▶ WHAT YOU HAVE TO DO
Output all the data exactly. Pictures do not belong in the copy.

▶ GIVEN INFORMATION
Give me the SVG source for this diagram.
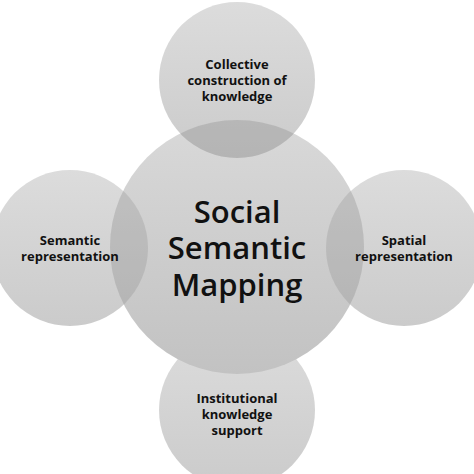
<svg xmlns="http://www.w3.org/2000/svg" width="474" height="474" viewBox="0 0 474 474">
  <style>
    .lbl { font-family: "Open Sans", "Liberation Sans", sans-serif; font-weight: 700; font-size: 13px; fill: #111; text-anchor: middle; }
    .main { font-family: "Open Sans", "Liberation Sans", sans-serif; font-weight: 600; font-size: 31px; fill: #111; text-anchor: middle; }
    .lens { fill: #7a7a7a; fill-opacity: 0.28; }
  </style>
  <defs>
    <linearGradient id="gSmall" x1="0" y1="0" x2="0" y2="1">
      <stop offset="0" stop-color="#dcdcdc"/>
      <stop offset="1" stop-color="#cbcbcb"/>
    </linearGradient>
    <linearGradient id="gMain" x1="0" y1="0" x2="0" y2="1">
      <stop offset="0" stop-color="#d9d9d9"/>
      <stop offset="1" stop-color="#c2c2c2"/>
    </linearGradient>
    <clipPath id="clipMain">
      <circle cx="237" cy="247" r="127"/>
    </clipPath>
  </defs>
  <rect width="474" height="474" fill="#ffffff"/>

  <g id="node-bottom">
    <circle cx="237" cy="410" r="78" fill="url(#gSmall)"/>
  </g>
  <g id="node-center">
    <circle cx="237" cy="247" r="127" fill="url(#gMain)"/>
  </g>
  <g id="node-top">
    <circle cx="237" cy="80" r="78" fill="url(#gSmall)"/>
  </g>
  <g id="node-left">
    <circle cx="70" cy="248" r="78" fill="url(#gSmall)"/>
  </g>
  <g id="node-right">
    <circle cx="404" cy="248" r="78" fill="url(#gSmall)"/>
  </g>

  <g id="connectors">
    <g clip-path="url(#clipMain)">
      <circle class="lens" cx="237" cy="80" r="78"/>
      <circle class="lens" cx="70" cy="248" r="78"/>
      <circle class="lens" cx="404" cy="248" r="78"/>
    </g>
  </g>

  <g id="labels">
    <text class="lbl" x="237" y="69">Collective</text>
    <text class="lbl" x="237" y="85">construction of</text>
    <text class="lbl" x="237" y="101">knowledge</text>

    <text class="lbl" x="70" y="245">Semantic</text>
    <text class="lbl" x="70" y="261">representation</text>

    <text class="lbl" x="404" y="245">Spatial</text>
    <text class="lbl" x="404" y="261">representation</text>

    <text class="lbl" x="237" y="403">Institutional</text>
    <text class="lbl" x="237" y="419">knowledge</text>
    <text class="lbl" x="237" y="435">support</text>

    <text class="main" x="237" y="223">Social</text>
    <text class="main" x="237" y="259">Semantic</text>
    <text class="main" x="237" y="296">Mapping</text>
  </g>
</svg>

▶ ANSWER FOR THE TASK
Give me the SVG source for this diagram.
<svg xmlns="http://www.w3.org/2000/svg" width="474" height="474" viewBox="0 0 474 474">
  <style>
    .lbl { font-family: "Open Sans", "Liberation Sans", sans-serif; font-weight: 700; font-size: 13px; fill: #111; text-anchor: middle; }
    .main { font-family: "Open Sans", "Liberation Sans", sans-serif; font-weight: 600; font-size: 31px; fill: #111; text-anchor: middle; }
    .lens { fill: #7a7a7a; fill-opacity: 0.28; }
  </style>
  <defs>
    <linearGradient id="gSmall" x1="0" y1="0" x2="0" y2="1">
      <stop offset="0" stop-color="#dcdcdc"/>
      <stop offset="1" stop-color="#cbcbcb"/>
    </linearGradient>
    <linearGradient id="gMain" x1="0" y1="0" x2="0" y2="1">
      <stop offset="0" stop-color="#d9d9d9"/>
      <stop offset="1" stop-color="#c2c2c2"/>
    </linearGradient>
    <clipPath id="clipMain">
      <circle cx="237" cy="247" r="127"/>
    </clipPath>
  </defs>
  <rect width="474" height="474" fill="#ffffff"/>

  <g id="node-bottom">
    <circle cx="237" cy="410" r="78" fill="url(#gSmall)"/>
  </g>
  <g id="node-center">
    <circle cx="237" cy="247" r="127" fill="url(#gMain)"/>
  </g>
  <g id="node-top">
    <circle cx="237" cy="80" r="78" fill="url(#gSmall)"/>
  </g>
  <g id="node-left">
    <circle cx="70" cy="248" r="78" fill="url(#gSmall)"/>
  </g>
  <g id="node-right">
    <circle cx="404" cy="248" r="78" fill="url(#gSmall)"/>
  </g>

  <g id="connectors">
    <g clip-path="url(#clipMain)">
      <circle class="lens" cx="237" cy="80" r="78"/>
      <circle class="lens" cx="70" cy="248" r="78"/>
      <circle class="lens" cx="404" cy="248" r="78"/>
    </g>
  </g>

  <g id="labels">
    <text class="lbl" x="237" y="69">Collective</text>
    <text class="lbl" x="237" y="85">construction of</text>
    <text class="lbl" x="237" y="101">knowledge</text>

    <text class="lbl" x="70" y="245">Semantic</text>
    <text class="lbl" x="70" y="261">representation</text>

    <text class="lbl" x="404" y="245">Spatial</text>
    <text class="lbl" x="404" y="261">representation</text>

    <text class="lbl" x="237" y="403">Institutional</text>
    <text class="lbl" x="237" y="419">knowledge</text>
    <text class="lbl" x="237" y="435">support</text>

    <text class="main" x="237" y="223">Social</text>
    <text class="main" x="237" y="259">Semantic</text>
    <text class="main" x="237" y="296">Mapping</text>
  </g>
</svg>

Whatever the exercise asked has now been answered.